Question

challenge! in the diagram below, de runs parallel to bc. m∠c = 26°, m∠a = 82°, and df bisects ∠bde as shown... what is the measure of angle dfb? 36° 54° 72° 82°

Explanation:

Step1: Find angle B

In $\triangle ABC$, use the angle - sum property of a triangle ($\angle A+\angle B+\angle C = 180^{\circ}$).
$m\angle B=180^{\circ}-m\angle A - m\angle C=180^{\circ}-82^{\circ}-26^{\circ}=72^{\circ}$

Step2: Use the parallel - line property

Since $DE\parallel BC$, $\angle BDE+\angle B = 180^{\circ}$ (same - side interior angles).

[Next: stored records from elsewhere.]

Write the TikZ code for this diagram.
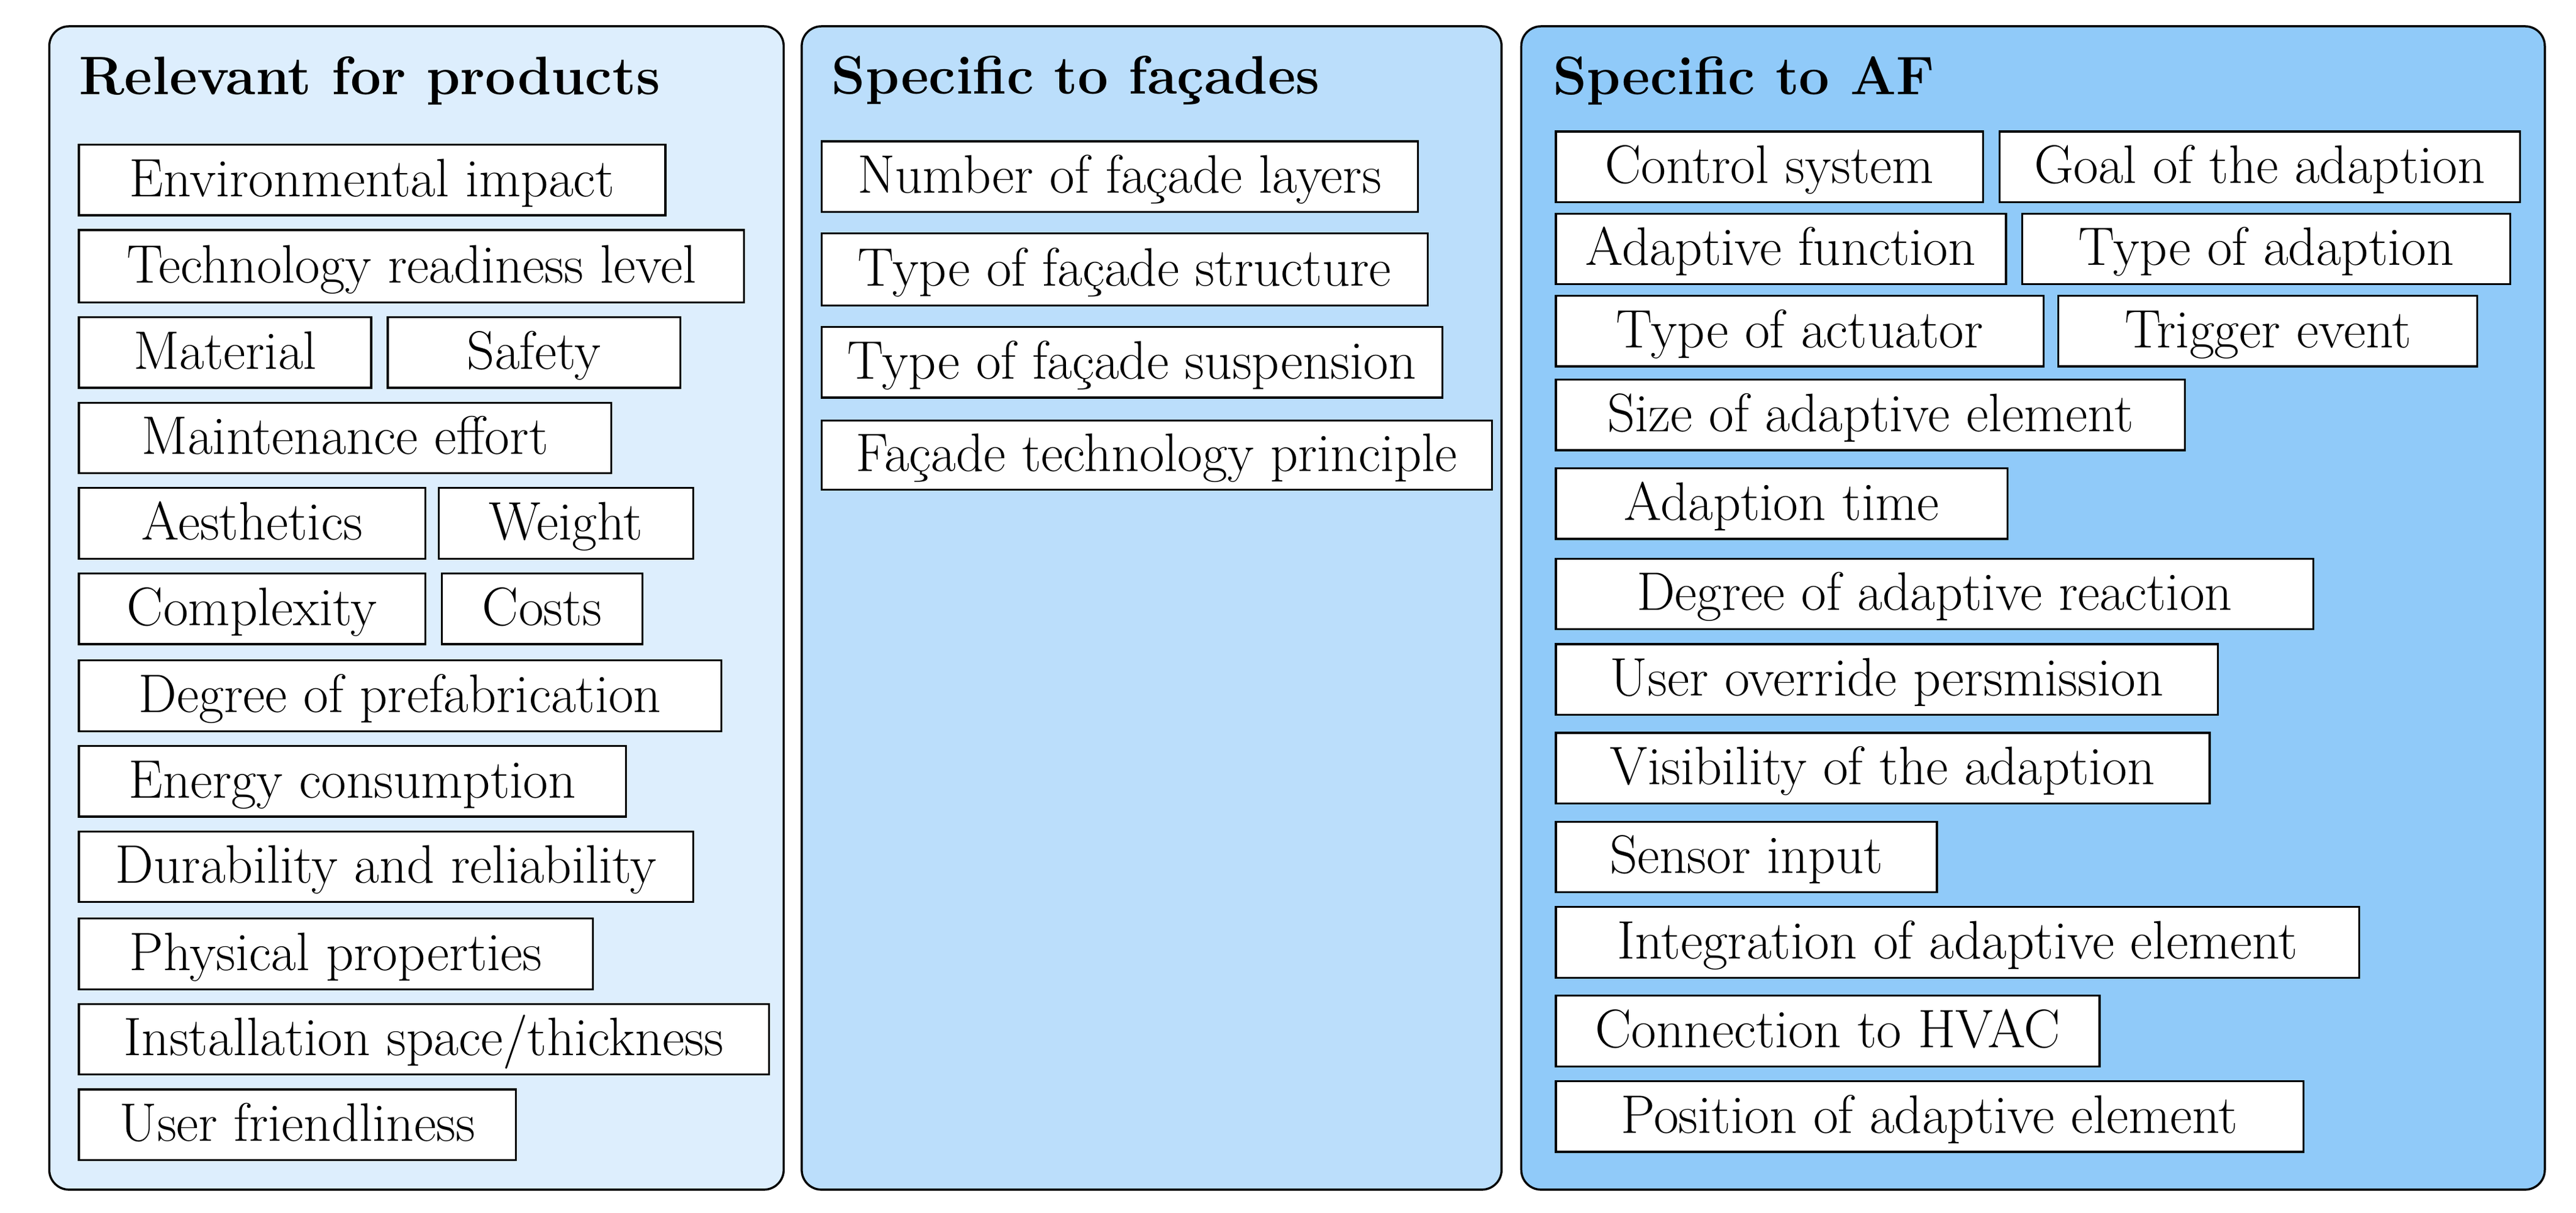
\documentclass[tikz,border=0pt]{standalone}
\definecolor{pA}{HTML}{DDEEFD}
\definecolor{pB}{HTML}{BBDEFB}
\definecolor{pC}{HTML}{90CAF9}
\tikzset{panel/.style={draw=black,line width=1.3pt,rounded corners=12pt},
 item/.style={draw=black,fill=white,line width=1.2pt,inner sep=0pt,outer sep=0pt,font=\fontsize{33}{36}\selectfont,text height=25pt,text depth=5pt},
 ttl/.style={anchor=west,inner sep=0pt,font=\fontsize{33}{36}\selectfont\bfseries}}
\newcommand\bx[6]{\node[item,minimum width={#3-#2},minimum height={#5-#4}] (#1) at ({(#2+#3)/2},{(#4+#5)/2}) {#6};}
\begin{document}
\begin{tikzpicture}[x=1pt,y=-1pt]
\useasboundingbox (0,0) rectangle (1568,738);
\draw[panel,fill=pA] (30,16) rectangle (477,724);
\draw[panel,fill=pB] (488,16) rectangle (914,724);
\draw[panel,fill=pC] (926,16) rectangle (1549,724);
\node[ttl] (t1) at (48,49) {Relevant for products};
\node[ttl] (t2) at (506,49) {Specific to façades};
\node[ttl] (t3) at (945,49) {Specific to AF};
\bx{a1}{48}{405}{88}{131}{Environmental impact}
\bx{a2}{48}{453}{140}{184}{Technology readiness level}
\bx{a3}{48}{226}{193}{236}{Material}
\bx{a4}{236}{414}{193}{236}{Safety}
\bx{a5}{48}{372}{245}{288}{Maintenance effort}
\bx{a6}{48}{259}{297}{340}{Aesthetics}
\bx{a7}{267}{422}{297}{340}{Weight}
\bx{a8}{48}{259}{349}{392}{Complexity}
\bx{a9}{269}{391}{349}{392}{Costs}
\bx{a10}{48}{439}{402}{445}{Degree of prefabrication}
\bx{a11}{48}{381}{454}{497}{Energy consumption}
\bx{a12}{48}{422}{506}{549}{Durability and reliability}
\bx{a13}{48}{361}{559}{602}{Physical properties}
\bx{a14}{48}{468}{611}{654}{Installation space/thickness}
\bx{a15}{48}{314}{663}{706}{User friendliness}
\bx{b1}{500}{863}{86}{129}{Number of façade layers}
\bx{b2}{500}{869}{142}{186}{Type of façade structure}
\bx{b3}{500}{878}{199}{242}{Type of façade suspension}
\bx{b4}{500}{908}{256}{298}{Façade technology principle}
\bx{c1}{947}{1207}{80}{123}{Control system}
\bx{c2}{1217}{1534}{80}{123}{Goal of the adaption}
\bx{c3}{947}{1221}{130}{173}{Adaptive function}
\bx{c4}{1231}{1528}{130}{173}{Type of adaption}
\bx{c5}{947}{1244}{180}{223}{Type of actuator}
\bx{c6}{1253}{1508}{180}{223}{Trigger event}
\bx{c7}{947}{1330}{231}{274}{Size of adaptive element}
\bx{c8}{947}{1222}{285}{328}{Adaption time}
\bx{c9}{947}{1408}{340}{383}{Degree of adaptive reaction}
\bx{c10}{947}{1350}{392}{435}{User override persmission}
\bx{c11}{947}{1345}{446}{489}{Visibility of the adaption}
\bx{c12}{947}{1179}{500}{543}{Sensor input}
\bx{c13}{947}{1436}{552}{595}{Integration of adaptive element}
\bx{c14}{947}{1278}{606}{649}{Connection to HVAC}
\bx{c15}{947}{1402}{658}{701}{Position of adaptive element}
\end{tikzpicture}
\end{document}
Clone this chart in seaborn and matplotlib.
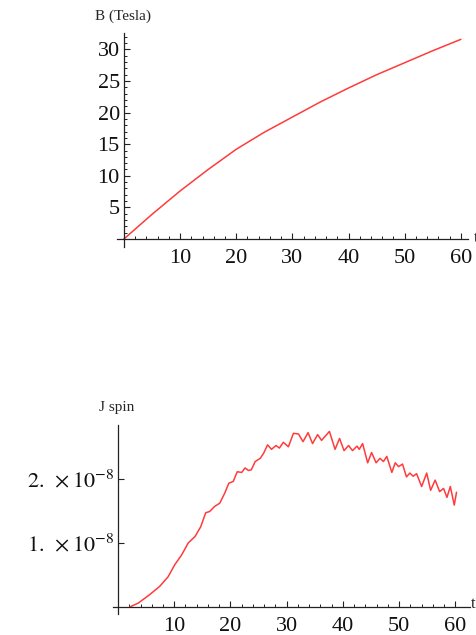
import numpy as np
import pandas as pd
import matplotlib
matplotlib.use("Agg")
import matplotlib.pyplot as plt
from matplotlib.ticker import FixedLocator, NullFormatter
import seaborn as sns

# ---- data ----
b_t = [0, 5, 10, 15, 20, 25, 30, 35, 40, 45, 50, 55, 60]
b_tesla = [0, 3.9, 7.6, 11.0, 14.2, 16.9, 19.3, 21.7, 23.9, 26.0, 27.9, 29.8, 31.6]

j_t = [2.1, 3.6, 5.6, 7.4, 8.9, 10.1, 11.3, 12.5, 13.7, 14.7, 15.6, 16.3, 17.2, 18.1,
       19.0, 19.7, 20.5, 21.2, 22.0, 22.6, 23.2, 23.7, 24.4, 25.3, 25.9, 26.6, 27.3,
       28.1, 28.7, 29.4, 30.3, 31.2, 32.1, 32.9, 33.8, 34.6, 35.5, 36.2, 37.6, 38.6,
       39.4, 40.2, 41.0, 41.7, 42.5, 42.9, 43.5, 44.4, 45.1, 45.9, 46.6, 47.2, 47.8,
       48.7, 49.3, 49.9, 50.6, 51.3, 51.9, 52.5, 53.1, 54.0, 54.9, 55.6, 56.4, 57.2,
       57.9, 58.5, 59.1, 59.8, 60.2]
j_spin_e8 = [0, 0.06, 0.19, 0.32, 0.47, 0.66, 0.81, 1.0, 1.10, 1.25, 1.47, 1.49, 1.57, 1.62,
             1.78, 1.93, 1.96, 2.11, 2.10, 2.17, 2.13, 2.14, 2.27, 2.32, 2.40, 2.53, 2.46,
             2.52, 2.48, 2.57, 2.50, 2.71, 2.70, 2.58, 2.72, 2.55, 2.69, 2.60, 2.74, 2.46,
             2.63, 2.44, 2.52, 2.44, 2.51, 2.46, 2.55, 2.25, 2.41, 2.25, 2.32, 2.27, 2.35,
             2.10, 2.25, 2.19, 2.23, 2.03, 2.09, 2.04, 2.08, 1.88, 2.09, 1.82, 1.98, 1.80,
             1.85, 1.71, 1.88, 1.59, 1.79]

x_major = [10, 20, 30, 40, 50, 60]
x_labels = ["10", "20", "30", "40", "50", "60"]
b_major = [5, 10, 15, 20, 25, 30]
b_labels = ["5", "10", "15", "20", "25", "30"]
j_major = [1e-8, 2e-8]
j_labels = [r"$1.\;\times10^{-8}$", r"$2.\;\times10^{-8}$"]

# ---- style ----
sns.set_style("white")
plt.rcParams["font.family"] = ["Liberation Serif", "DejaVu Serif"]
plt.rcParams["mathtext.fontset"] = "stix"

LINE = "#ff3b3b"
AXC = "#222222"

fig = plt.figure(figsize=(4.76, 6.35), dpi=100)
ax1 = fig.add_axes([0.245, 0.6117, 0.7374, 0.3363])
ax2 = fig.add_axes([0.238, 0.0331, 0.7494, 0.2976])

df_b = pd.DataFrame({"t": b_t, "B": b_tesla})
df_j = pd.DataFrame({"t": j_t, "J": np.array(j_spin_e8) * 1e-8})

sns.lineplot(data=df_b, x="t", y="B", ax=ax1, color=LINE, lw=1.1, estimator=None, sort=False)
sns.lineplot(data=df_j, x="t", y="J", ax=ax2, color=LINE, lw=1.1, estimator=None, sort=False)

ax1.set_xlim(-1.3, 61.2)
ax1.set_ylim(-1.2, 32.6)
ax2.set_xlim(-0.84, 62.6)
ax2.set_ylim(-0.11e-8, 2.84e-8)


def style(ax, ymaj, ylab, yminor):
    for s in ["top", "right"]:
        ax.spines[s].set_visible(False)
    for s in ["left", "bottom"]:
        ax.spines[s].set_position(("data", 0))
        ax.spines[s].set_color(AXC)
        ax.spines[s].set_linewidth(0.9)
    ax.set_xlabel("")
    ax.set_ylabel("")
    ax.set_xticks(x_major)
    ax.set_xticklabels(x_labels)
    ax.set_yticks(ymaj)
    ax.set_yticklabels(ylab)
    ax.xaxis.set_minor_locator(FixedLocator([v for v in range(2, 61, 2) if v % 10]))
    ax.yaxis.set_minor_locator(FixedLocator(yminor))
    ax.xaxis.set_minor_formatter(NullFormatter())
    ax.yaxis.set_minor_formatter(NullFormatter())
    ax.tick_params(which="both", bottom=True, left=True, top=False, right=False)
    ax.tick_params(which="major", direction="in", length=4.3, width=0.8, color=AXC,
                   labelsize=16, labelcolor="#111111")
    ax.tick_params(which="minor", direction="in", length=2.4, width=0.7, color=AXC)
    ax.tick_params(axis="x", which="major", pad=7.5)
    ax.tick_params(axis="y", which="major", pad=3)
    ax.grid(False)
    ax.set_facecolor("none")


style(ax1, b_major, b_labels, [v for v in range(1, 33) if v % 5])
style(ax2, j_major, j_labels, [])

fig.text(123 / 476, 1 - 16 / 635, "B (Tesla)", ha="center", va="center", fontsize=11)
fig.text(117 / 476, 1 - 407 / 635, "J spin", ha="center", va="center", fontsize=11)
fig.text(474 / 476, 1 - 238 / 635, "t", ha="left", va="center", fontsize=12)
fig.text(471 / 476, 1 - 604 / 635, "t", ha="left", va="center", fontsize=12)

fig.savefig("out.png", dpi=100)
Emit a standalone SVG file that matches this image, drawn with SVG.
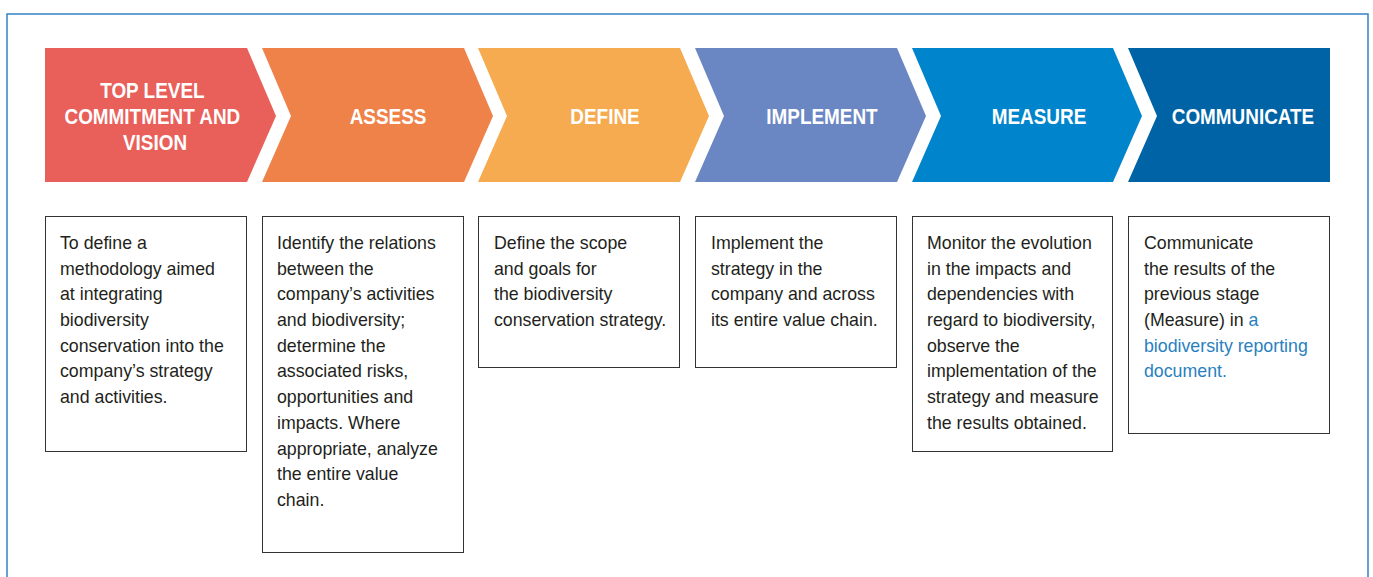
<svg xmlns="http://www.w3.org/2000/svg" width="1373" height="577" viewBox="0 0 1373 577">
  <style>
    .head { font-family: "Liberation Sans", Arial, sans-serif; font-weight: bold; font-size: 22px; fill: #ffffff; text-anchor: middle; }
    .body { font-family: "Liberation Sans", Arial, sans-serif; font-size: 19px; fill: #231f20; }
    .link { fill: #2a7fc0; }
    .box { fill: #ffffff; stroke: #333333; stroke-width: 1; }
    .frame { fill: none; stroke: #3382c4; stroke-width: 1.5; }
  </style>

  <rect width="1373" height="577" fill="#ffffff"/>
  <rect class="frame" x="7" y="14" width="1361" height="580"/>

  <!-- Step chevrons (labels narrowed horizontally to a condensed look) -->
  <g id="step-commitment">
    <polygon points="45,48 247,48 276,116 247,182 45,182" fill="#e9605a"/>
    <text class="head" transform="translate(155 0) scale(0.86 1)">
      <tspan x="0" y="98">TOP LEVEL</tspan>
      <tspan x="0" y="124">COMMITMENT AND</tspan>
      <tspan x="0" y="150">VISION</tspan>
    </text>
  </g>
  <g id="step-assess">
    <polygon points="262,48 464,48 493,116 464,182 262,182 291,116" fill="#ef8249"/>
    <text class="head" transform="translate(388 124) scale(0.86 1)" x="0" y="0">ASSESS</text>
  </g>
  <g id="step-define">
    <polygon points="478,48 680,48 709,116 680,182 478,182 507,116" fill="#f6ab51"/>
    <text class="head" transform="translate(605 124) scale(0.86 1)" x="0" y="0">DEFINE</text>
  </g>
  <g id="step-implement">
    <polygon points="695,48 897,48 926,116 897,182 695,182 724,116" fill="#6b87c3"/>
    <text class="head" transform="translate(822 124) scale(0.86 1)" x="0" y="0">IMPLEMENT</text>
  </g>
  <g id="step-measure">
    <polygon points="912,48 1113,48 1142,116 1113,182 912,182 941,116" fill="#0085cc"/>
    <text class="head" transform="translate(1039 124) scale(0.86 1)" x="0" y="0">MEASURE</text>
  </g>
  <g id="step-communicate">
    <polygon points="1128,48 1330,48 1330,182 1128,182 1157,116" fill="#0063a6"/>
    <text class="head" transform="translate(1243 124) scale(0.86 1)" x="0" y="0">COMMUNICATE</text>
  </g>

  <!-- Description boxes -->
  <g id="desc-commitment">
    <rect class="box" x="45.5" y="216.5" width="201" height="235"/>
    <text class="body" transform="translate(60 249) scale(0.935 1)">
      <tspan x="0" dy="0">To define a</tspan>
      <tspan x="0" dy="25.7">methodology aimed</tspan>
      <tspan x="0" dy="25.7">at integrating</tspan>
      <tspan x="0" dy="25.7">biodiversity</tspan>
      <tspan x="0" dy="25.7">conservation into the</tspan>
      <tspan x="0" dy="25.7">company’s strategy</tspan>
      <tspan x="0" dy="25.7">and activities.</tspan>
    </text>
  </g>
  <g id="desc-assess">
    <rect class="box" x="262.5" y="216.5" width="201" height="336"/>
    <text class="body" transform="translate(277 249) scale(0.935 1)">
      <tspan x="0" dy="0">Identify the relations</tspan>
      <tspan x="0" dy="25.7">between the</tspan>
      <tspan x="0" dy="25.7">company’s activities</tspan>
      <tspan x="0" dy="25.7">and biodiversity;</tspan>
      <tspan x="0" dy="25.7">determine the</tspan>
      <tspan x="0" dy="25.7">associated risks,</tspan>
      <tspan x="0" dy="25.7">opportunities and</tspan>
      <tspan x="0" dy="25.7">impacts. Where</tspan>
      <tspan x="0" dy="25.7">appropriate, analyze</tspan>
      <tspan x="0" dy="25.7">the entire value</tspan>
      <tspan x="0" dy="25.7">chain.</tspan>
    </text>
  </g>
  <g id="desc-define">
    <rect class="box" x="478.5" y="216.5" width="201" height="151"/>
    <text class="body" transform="translate(494 249) scale(0.935 1)">
      <tspan x="0" dy="0">Define the scope</tspan>
      <tspan x="0" dy="25.7">and goals for</tspan>
      <tspan x="0" dy="25.7">the biodiversity</tspan>
      <tspan x="0" dy="25.7">conservation strategy.</tspan>
    </text>
  </g>
  <g id="desc-implement">
    <rect class="box" x="695.5" y="216.5" width="201" height="151"/>
    <text class="body" transform="translate(711 249) scale(0.935 1)">
      <tspan x="0" dy="0">Implement the</tspan>
      <tspan x="0" dy="25.7">strategy in the</tspan>
      <tspan x="0" dy="25.7">company and across</tspan>
      <tspan x="0" dy="25.7">its entire value chain.</tspan>
    </text>
  </g>
  <g id="desc-measure">
    <rect class="box" x="912.5" y="216.5" width="200" height="235"/>
    <text class="body" transform="translate(927 249) scale(0.935 1)">
      <tspan x="0" dy="0">Monitor the evolution</tspan>
      <tspan x="0" dy="25.7">in the impacts and</tspan>
      <tspan x="0" dy="25.7">dependencies with</tspan>
      <tspan x="0" dy="25.7">regard to biodiversity,</tspan>
      <tspan x="0" dy="25.7">observe the</tspan>
      <tspan x="0" dy="25.7">implementation of the</tspan>
      <tspan x="0" dy="25.7">strategy and measure</tspan>
      <tspan x="0" dy="25.7">the results obtained.</tspan>
    </text>
  </g>
  <g id="desc-communicate">
    <rect class="box" x="1128.5" y="216.5" width="201" height="217"/>
    <text class="body" transform="translate(1144 249) scale(0.935 1)">
      <tspan x="0" dy="0">Communicate</tspan>
      <tspan x="0" dy="25.7">the results of the</tspan>
      <tspan x="0" dy="25.7">previous stage</tspan>
      <tspan x="0" dy="25.7">(Measure) in <tspan class="link">a</tspan></tspan>
      <tspan class="link" x="0" dy="25.7">biodiversity reporting</tspan>
      <tspan class="link" x="0" dy="25.7">document.</tspan>
    </text>
  </g>
</svg>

So $m\angle BDE = 180^{\circ}-72^{\circ}=108^{\circ}$

Step3: Find angle BDF

Since $DF$ bisects $\angle BDE$, $m\angle BDF=\frac{1}{2}m\angle BDE=\frac{1}{2}\times108^{\circ}=54^{\circ}$

Step4: Find angle DFB

In $\triangle BDF$, use the angle - sum property of a triangle. Let $\angle DFB = x$. Then $x + m\angle BDF+m\angle B=180^{\circ}$. Substitute the known values: $x + 54^{\circ}+72^{\circ}=180^{\circ}$. Solving for $x$, we get $x = 54^{\circ}$

Answer:

$54^{\circ}$